In 1741, Jean-Jacques Rousseau leaves les Charmettes to take a a position in Lyon as a tutor to well-to-do young boys. It lasted six months but during this time he reflected on education and child rearing.  Later in the novel Emile he wrote : " The noblest work in education is to make a reasoning man, we expect to train a yound child by making him reason! This is beginning at the end; this making an instrument of a result.
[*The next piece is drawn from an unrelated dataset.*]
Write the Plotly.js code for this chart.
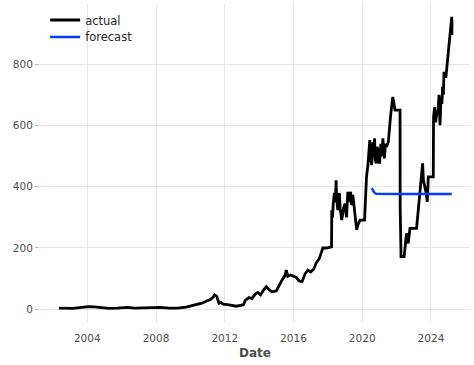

If children understood how to reason they would not need to be educations" he also said "What is the goal of education of a young man but to making him happy".  Concepts that resonates well today.


In July 1742 Rousseau moved to Paris to pursue a career in music and to present to the Academie des Sciences  a new system of numbered musical notation that he fought would make him rich.  His system, is based on a single line, displaying numbers representing intervals between notes and dots and commas indicating rhythmic values.  The Academy rejected it believing it was impractical.  


Rousseau travelled extensively throughout his life --including Paris, Venice, Geneva, Bienne, Basel and even London.  He wrote about politics, philosophy, education, botany, musical treatises and composed operas. His ideas were considered instrumental in the cause of the French Revolution.  He died in 1778 (two month after Voltaire!) and was interred 16 years later at the Pantheon in Paris as a National hero. In his Confessions (considered to be the first major modern autobiographical work), Jean Jacques Rousseau narrates  the events of his life and how his experiences shaped his philosophy. Happy Birthday Monsieur Rousseau!!